HPC Software
System Packages
C / C++ / C
BLAST
Blast Example
Python
Conda
This is one of the best package managers i have used. It has many uses in an HPC environment.
Conda list environments
conda env list
Conda - create new environment with python 3.7
conda create -y -n python3.7 python=3.7
Conda - create new environment with python 3.7 and install jupyter.
conda create -y -n jupyter python=3.7 jupyter
Conda - Delete environment
conda env remove -y -n python3.7
Conda - Enable conda environment
source activate <name-of-environment>
Conda - Disable conda environment
source deactivate
Jupyter Notebooks
The Jupyter Notebook is an open-source web application that allows you to create and share documents that contain live code, equations, visualizations and narrative text. Uses include: data cleaning and transformation, numerical simulation, statistical modeling, data visualization, machine learning, and much more.
This can be installed on your local laptop or workstation.

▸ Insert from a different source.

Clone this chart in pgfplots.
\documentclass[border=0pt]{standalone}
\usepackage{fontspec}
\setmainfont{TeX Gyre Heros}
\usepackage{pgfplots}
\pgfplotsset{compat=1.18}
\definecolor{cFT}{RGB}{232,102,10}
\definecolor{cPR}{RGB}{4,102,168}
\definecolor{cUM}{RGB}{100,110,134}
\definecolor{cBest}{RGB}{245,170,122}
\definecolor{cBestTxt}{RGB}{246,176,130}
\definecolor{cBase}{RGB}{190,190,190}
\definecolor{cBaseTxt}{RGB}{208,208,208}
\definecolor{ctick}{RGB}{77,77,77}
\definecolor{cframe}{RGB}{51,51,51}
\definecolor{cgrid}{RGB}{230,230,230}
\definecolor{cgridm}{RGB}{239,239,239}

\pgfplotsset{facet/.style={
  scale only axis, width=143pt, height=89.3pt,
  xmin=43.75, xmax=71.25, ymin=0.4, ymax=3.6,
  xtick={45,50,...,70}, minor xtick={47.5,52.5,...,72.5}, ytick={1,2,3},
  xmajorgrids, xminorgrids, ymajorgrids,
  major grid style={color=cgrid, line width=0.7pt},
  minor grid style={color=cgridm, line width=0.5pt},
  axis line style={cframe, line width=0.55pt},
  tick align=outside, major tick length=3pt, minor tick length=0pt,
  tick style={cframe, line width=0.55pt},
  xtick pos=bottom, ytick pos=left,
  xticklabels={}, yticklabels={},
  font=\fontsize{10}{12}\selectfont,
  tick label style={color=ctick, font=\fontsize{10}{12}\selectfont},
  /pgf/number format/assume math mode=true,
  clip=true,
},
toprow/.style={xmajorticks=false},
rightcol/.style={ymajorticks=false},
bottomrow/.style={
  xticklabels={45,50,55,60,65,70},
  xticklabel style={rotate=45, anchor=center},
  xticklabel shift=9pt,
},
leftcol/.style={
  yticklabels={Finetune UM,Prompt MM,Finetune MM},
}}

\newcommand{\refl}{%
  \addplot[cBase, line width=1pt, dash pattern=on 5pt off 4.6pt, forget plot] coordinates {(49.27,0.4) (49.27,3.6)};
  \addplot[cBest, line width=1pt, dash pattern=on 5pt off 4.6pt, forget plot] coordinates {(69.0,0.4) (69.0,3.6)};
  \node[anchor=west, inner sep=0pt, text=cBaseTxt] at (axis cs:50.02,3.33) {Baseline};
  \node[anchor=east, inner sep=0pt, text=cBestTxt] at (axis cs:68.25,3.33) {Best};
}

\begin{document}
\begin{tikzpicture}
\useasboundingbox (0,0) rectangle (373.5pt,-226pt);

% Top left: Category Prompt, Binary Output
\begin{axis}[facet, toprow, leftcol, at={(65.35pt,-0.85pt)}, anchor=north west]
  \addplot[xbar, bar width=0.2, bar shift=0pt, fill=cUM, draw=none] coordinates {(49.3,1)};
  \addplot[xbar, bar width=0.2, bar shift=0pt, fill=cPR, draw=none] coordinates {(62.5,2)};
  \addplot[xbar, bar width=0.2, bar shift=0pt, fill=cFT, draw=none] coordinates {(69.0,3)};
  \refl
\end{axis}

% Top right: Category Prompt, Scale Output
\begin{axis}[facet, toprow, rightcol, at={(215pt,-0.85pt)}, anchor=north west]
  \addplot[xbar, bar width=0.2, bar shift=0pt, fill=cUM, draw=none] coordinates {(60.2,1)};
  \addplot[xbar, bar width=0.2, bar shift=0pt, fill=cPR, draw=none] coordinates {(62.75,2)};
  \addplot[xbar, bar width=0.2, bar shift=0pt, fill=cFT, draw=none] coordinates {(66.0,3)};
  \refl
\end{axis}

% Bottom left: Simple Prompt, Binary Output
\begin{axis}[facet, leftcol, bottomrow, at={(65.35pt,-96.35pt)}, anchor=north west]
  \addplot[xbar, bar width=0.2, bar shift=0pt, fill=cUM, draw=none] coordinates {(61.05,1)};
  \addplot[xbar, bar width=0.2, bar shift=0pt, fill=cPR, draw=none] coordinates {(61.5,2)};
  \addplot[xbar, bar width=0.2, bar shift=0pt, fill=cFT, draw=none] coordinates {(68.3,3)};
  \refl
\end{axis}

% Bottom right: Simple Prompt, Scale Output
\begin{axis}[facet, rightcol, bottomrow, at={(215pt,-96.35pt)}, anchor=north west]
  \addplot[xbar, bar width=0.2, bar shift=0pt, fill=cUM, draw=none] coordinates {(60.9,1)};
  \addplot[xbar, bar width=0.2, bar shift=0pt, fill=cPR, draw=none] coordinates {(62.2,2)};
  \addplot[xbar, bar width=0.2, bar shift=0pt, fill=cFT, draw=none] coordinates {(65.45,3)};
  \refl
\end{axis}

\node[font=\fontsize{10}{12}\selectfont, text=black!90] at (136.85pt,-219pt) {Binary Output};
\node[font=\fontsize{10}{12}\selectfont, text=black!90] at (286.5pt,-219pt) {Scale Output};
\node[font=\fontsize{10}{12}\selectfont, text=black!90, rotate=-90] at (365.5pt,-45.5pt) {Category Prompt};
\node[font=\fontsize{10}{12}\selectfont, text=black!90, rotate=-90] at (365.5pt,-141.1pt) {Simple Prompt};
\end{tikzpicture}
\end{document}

These can also be used on many HPC Clusters which is exciting because there is often more software there and access to many more cpu and memory.
Installing Jupyter Notebooks
If Anaconda is installed then Jupyter is all ready installed.

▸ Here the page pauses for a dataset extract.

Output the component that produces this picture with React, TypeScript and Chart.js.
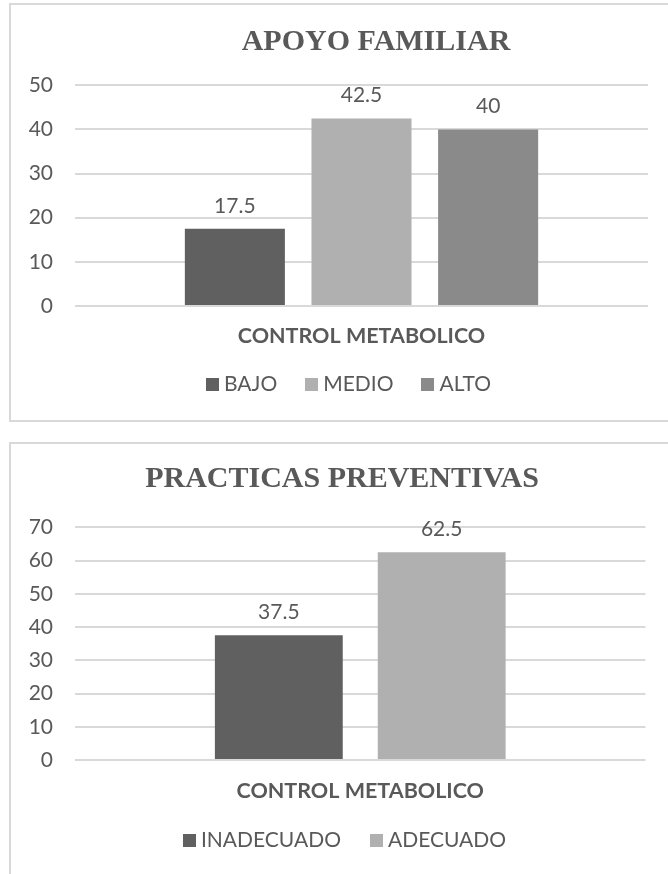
import React, { useEffect, useRef } from "react";
import { Chart, registerables } from "chart.js";

Chart.register(...registerables);

// ---- Data ----
const apoyoTitle = "APOYO FAMILIAR";
const apoyoCategories = ["CONTROL METABOLICO"];
const apoyoSeries = ["BAJO", "MEDIO", "ALTO"];
const apoyoValues = [17.5, 42.5, 40];
const apoyoTicks = [0, 10, 20, 30, 40, 50];

const practicasTitle = "PRACTICAS PREVENTIVAS";
const practicasCategories = ["CONTROL METABOLICO"];
const practicasSeries = ["INADECUADO", "ADECUADO"];
const practicasValues = [37.5, 62.5];
const practicasTicks = [0, 10, 20, 30, 40, 50, 60, 70];

// ---- Styling ----
const TEXT = "#595959";
const GRID = "#d9d9d9";
const SANS = "Lato, 'Liberation Sans', sans-serif";
const SERIF = "'Liberation Serif', 'Times New Roman', serif";
const apoyoColors = ["#606060", "#b0b0b0", "#8a8a8a"];
const practicasColors = ["#606060", "#b0b0b0"];

// Writes each bar's value just above it.
const valueLabels = {
  id: "valueLabels",
  afterDatasetsDraw(chart: any) {
    const ctx = chart.ctx;
    ctx.save();
    ctx.font = `21px ${SANS}`;
    ctx.fillStyle = TEXT;
    ctx.textAlign = "center";
    ctx.textBaseline = "middle";
    chart.data.datasets.forEach((ds: any, i: number) => {
      chart.getDatasetMeta(i).data.forEach((bar: any, j: number) => {
        ctx.fillText(String(ds.data[j]), bar.x, bar.y - 23);
      });
    });
    ctx.restore();
  },
};

// Chart heading, placed at a given centre point.
const heading = {
  id: "heading",
  afterDraw(chart: any, _args: any, opts: any) {
    const ctx = chart.ctx;
    ctx.save();
    ctx.font = `bold 30px ${SERIF}`;
    ctx.fillStyle = TEXT;
    ctx.textAlign = "center";
    ctx.textBaseline = "middle";
    ctx.fillText(opts.text, opts.x, opts.y);
    ctx.restore();
  },
};

// Series key: square swatch followed by the series name, in one row.
const seriesKey = {
  id: "seriesKey",
  afterDraw(chart: any, _args: any, opts: any) {
    const ctx = chart.ctx;
    const box = 13;
    const gapText = 5;
    ctx.save();
    ctx.font = `21px ${SANS}`;
    ctx.textAlign = "left";
    ctx.textBaseline = "middle";
    const items = chart.data.datasets.map((ds: any) => ({
      text: ds.label as string,
      color: ds.backgroundColor as string,
    }));
    const widths = items.map((it: any) => box + gapText + ctx.measureText(it.text).width);
    const total =
      widths.reduce((a: number, b: number) => a + b, 0) + opts.gap * (items.length - 1);
    let x = opts.x - total / 2;
    items.forEach((it: any, i: number) => {
      ctx.fillStyle = it.color;
      ctx.fillRect(Math.round(x), Math.round(opts.y - box / 2), box, box);
      ctx.fillStyle = TEXT;
      ctx.fillText(it.text, x + box + gapText, opts.y);
      x += widths[i] + opts.gap;
    });
    ctx.restore();
  },
};

type PanelProps = {
  title: string;
  categories: string[];
  series: string[];
  values: number[];
  colors: string[];
  ticks: number[];
  width: number;
  height: number;
  titleX: number;
  titleY: number;
  plotTop: number;
  plotBottom: number;
  axisHeight: number;
  tickPad: number;
  keyX: number;
  keyY: number;
  keyGap: number;
  padRight: number;
  catPct: number;
  barPct: number;
};

function BarPanel(p: PanelProps) {
  const ref = useRef<HTMLCanvasElement | null>(null);

  useEffect(() => {
    if (!ref.current) return;
    const chart = new Chart(ref.current, {
      type: "bar",
      data: {
        labels: p.categories,
        datasets: p.series.map((name, i) => ({
          label: name,
          data: [p.values[i]],
          backgroundColor: p.colors[i],
          borderWidth: 0,
          categoryPercentage: p.catPct,
          barPercentage: p.barPct,
        })),
      },
      options: {
        animation: false,
        responsive: true,
        maintainAspectRatio: false,
        layout: {
          padding: {
            left: 0,
            right: p.padRight,
            top: p.plotTop,
            bottom: p.height - p.plotBottom - p.axisHeight,
          },
        },
        plugins: {
          title: { display: false },
          legend: { display: false },
          tooltip: { enabled: false },
          heading: { text: p.title, x: p.titleX, y: p.titleY },
          seriesKey: { x: p.keyX, y: p.keyY, gap: p.keyGap },
        },
        scales: {
          x: {
            grid: { display: false, drawTicks: false },
            border: { display: false },
            ticks: {
              color: TEXT,
              font: { family: SANS, size: 21.5, weight: "bold" },
              padding: p.tickPad,
            },
            afterFit: (s: any) => {
              s.height = p.axisHeight;
            },
          },
          y: {
            min: p.ticks[0],
            max: p.ticks[p.ticks.length - 1],
            afterBuildTicks: (s: any) => {
              s.ticks = p.ticks.map((v) => ({ value: v }));
            },
            grid: { color: GRID, lineWidth: 2, drawTicks: false },
            border: { display: false },
            ticks: {
              color: TEXT,
              font: { family: SANS, size: 21 },
              padding: 22,
            },
            afterFit: (s: any) => {
              s.width = 64;
            },
          },
        },
      },
      plugins: [valueLabels, heading, seriesKey],
    } as any);
    return () => chart.destroy();
  }, []);

  return (
    <div style={{ position: "relative", width: p.width, height: p.height }}>
      <canvas ref={ref} />
    </div>
  );
}

export default function App() {
  return (
    <div
      style={{
        position: "absolute",
        left: 0,
        top: 0,
        width: 668,
        height: 874,
        overflow: "hidden",
        background: "#ffffff",
      }}
    >
      <div
        style={{
          position: "absolute",
          left: 9,
          top: 3,
          width: 700,
          height: 415,
          border: `2px solid ${GRID}`,
        }}
      />
      <div
        style={{
          position: "absolute",
          left: 9,
          top: 442,
          width: 700,
          height: 460,
          border: `2px solid ${GRID}`,
        }}
      />
      <div style={{ position: "absolute", left: 11, top: 6 }}>
        <BarPanel
          title={apoyoTitle}
          categories={apoyoCategories}
          series={apoyoSeries}
          values={apoyoValues}
          colors={apoyoColors}
          ticks={apoyoTicks}
          width={657}
          height={414}
          titleX={365}
          titleY={36}
          plotTop={79.3}
          plotBottom={300}
          axisHeight={40}
          tickPad={17}
          keyX={337.5}
          keyY={378}
          keyGap={28}
          padRight={20}
          catPct={0.663}
          barPct={0.79}
        />
      </div>
      <div style={{ position: "absolute", left: 11, top: 446 }}>
        <BarPanel
          title={practicasTitle}
          categories={practicasCategories}
          series={practicasSeries}
          values={practicasValues}
          colors={practicasColors}
          ticks={practicasTicks}
          width={657}
          height={428}
          titleX={331}
          titleY={33}
          plotTop={81.3}
          plotBottom={314}
          axisHeight={44.7}
          tickPad={18}
          keyX={333.5}
          keyY={394.7}
          keyGap={29}
          padRight={22.5}
          catPct={0.571}
          barPct={0.785}
        />
      </div>
    </div>
  );
}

If just conda is installed than run the following to install Juypter Notebooks.
conda create -y -n jupyter python=3.7 jupyter
source activate jupyter
DASK
For the python ecosystem, consider using Dask which provides advanced parallelism for analytics. Why use Dask versus (or along with) other options? Dask integrates with Numpy, Pandas, and Scikit-Learn, and it also:
- scales up to clusters with multiple nodes
- deployable on job queuing systems like PBS, Slurm, MOAB, SGE, and LSF
- also scales down to parallel usage of a single-node such as a server or laptop modern laptops often have a multi-core CPU, 16-32GB of RAM, and flash-based hard drives that can stream through data several times faster than HDDs or SSDs of even a year or two ago.

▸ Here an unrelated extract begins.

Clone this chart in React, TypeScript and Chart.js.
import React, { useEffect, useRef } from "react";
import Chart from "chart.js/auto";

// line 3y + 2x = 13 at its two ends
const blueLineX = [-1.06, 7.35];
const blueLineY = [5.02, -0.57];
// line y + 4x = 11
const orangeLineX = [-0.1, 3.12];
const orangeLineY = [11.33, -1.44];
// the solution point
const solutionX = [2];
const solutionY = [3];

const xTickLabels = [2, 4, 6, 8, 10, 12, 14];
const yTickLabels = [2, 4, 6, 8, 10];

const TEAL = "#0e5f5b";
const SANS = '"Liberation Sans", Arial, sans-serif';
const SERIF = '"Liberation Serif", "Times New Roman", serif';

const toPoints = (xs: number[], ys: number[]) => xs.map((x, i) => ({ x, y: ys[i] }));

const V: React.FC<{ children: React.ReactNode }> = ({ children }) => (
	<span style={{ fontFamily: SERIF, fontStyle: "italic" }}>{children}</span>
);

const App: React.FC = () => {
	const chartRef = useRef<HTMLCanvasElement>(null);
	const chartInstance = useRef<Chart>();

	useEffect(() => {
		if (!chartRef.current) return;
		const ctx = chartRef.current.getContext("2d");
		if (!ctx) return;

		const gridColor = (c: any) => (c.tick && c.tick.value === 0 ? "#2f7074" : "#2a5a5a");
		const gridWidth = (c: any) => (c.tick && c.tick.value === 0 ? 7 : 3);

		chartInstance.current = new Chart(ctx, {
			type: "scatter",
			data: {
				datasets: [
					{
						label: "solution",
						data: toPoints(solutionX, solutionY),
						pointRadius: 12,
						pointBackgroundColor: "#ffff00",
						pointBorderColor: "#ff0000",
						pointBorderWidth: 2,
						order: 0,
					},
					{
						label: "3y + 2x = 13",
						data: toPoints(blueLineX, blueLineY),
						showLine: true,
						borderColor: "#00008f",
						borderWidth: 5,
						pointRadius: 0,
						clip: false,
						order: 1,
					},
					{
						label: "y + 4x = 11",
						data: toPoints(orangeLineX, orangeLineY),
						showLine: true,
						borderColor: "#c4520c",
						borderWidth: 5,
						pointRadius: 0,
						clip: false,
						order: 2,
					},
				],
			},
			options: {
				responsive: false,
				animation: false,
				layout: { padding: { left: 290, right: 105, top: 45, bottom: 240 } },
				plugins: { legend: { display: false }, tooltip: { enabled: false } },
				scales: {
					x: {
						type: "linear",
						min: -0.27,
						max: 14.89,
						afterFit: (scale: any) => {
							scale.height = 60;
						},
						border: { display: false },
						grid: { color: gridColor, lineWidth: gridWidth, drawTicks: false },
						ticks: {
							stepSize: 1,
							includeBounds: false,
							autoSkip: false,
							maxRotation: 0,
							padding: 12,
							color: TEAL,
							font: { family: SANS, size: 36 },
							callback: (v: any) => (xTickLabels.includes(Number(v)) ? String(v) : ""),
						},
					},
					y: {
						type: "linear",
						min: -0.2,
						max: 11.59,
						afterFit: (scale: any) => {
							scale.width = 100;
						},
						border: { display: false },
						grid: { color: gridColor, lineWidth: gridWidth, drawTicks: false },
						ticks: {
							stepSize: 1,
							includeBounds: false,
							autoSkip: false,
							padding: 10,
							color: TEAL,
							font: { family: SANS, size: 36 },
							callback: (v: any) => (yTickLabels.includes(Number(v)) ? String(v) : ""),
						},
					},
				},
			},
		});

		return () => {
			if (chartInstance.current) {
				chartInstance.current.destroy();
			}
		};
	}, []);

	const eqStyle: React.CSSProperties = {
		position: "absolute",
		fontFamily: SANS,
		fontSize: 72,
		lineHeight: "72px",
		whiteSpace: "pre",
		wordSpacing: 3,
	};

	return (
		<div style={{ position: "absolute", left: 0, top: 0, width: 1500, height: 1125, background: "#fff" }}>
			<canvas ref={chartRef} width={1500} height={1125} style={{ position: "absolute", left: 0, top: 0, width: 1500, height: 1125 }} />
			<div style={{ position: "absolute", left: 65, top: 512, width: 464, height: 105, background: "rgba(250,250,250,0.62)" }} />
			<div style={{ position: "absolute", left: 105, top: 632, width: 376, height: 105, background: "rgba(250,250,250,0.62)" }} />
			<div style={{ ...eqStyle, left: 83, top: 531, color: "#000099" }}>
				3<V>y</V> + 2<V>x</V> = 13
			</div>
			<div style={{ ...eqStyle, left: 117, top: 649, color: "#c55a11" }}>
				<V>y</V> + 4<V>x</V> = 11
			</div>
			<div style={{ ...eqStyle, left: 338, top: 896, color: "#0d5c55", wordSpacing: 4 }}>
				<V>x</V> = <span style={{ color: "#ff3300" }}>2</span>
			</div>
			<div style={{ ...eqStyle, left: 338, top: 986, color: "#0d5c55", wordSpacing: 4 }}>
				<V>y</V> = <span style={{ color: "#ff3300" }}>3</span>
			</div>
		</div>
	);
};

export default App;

- supports a map-shuffle-reduce pattern popularized by Hadoop and is a smaller, lightweight alternative to Spark.
- works with MPI via mpi4py library and compatible with infiniband or other high speed networks. See example Dask Jobqueue for PBS cluster
from dask_jobqueue import PBSCluster
cluster = PBSCluster()
cluster.scale(10) # Ask for ten workers
from dask.distributed import Client
client = Client(cluster) # Connect this local process to remote workers
# wait for jobs to arrive, depending on the queue, this may take some time
import dask.array as da
x = ... # Dask commands now use these distributed resources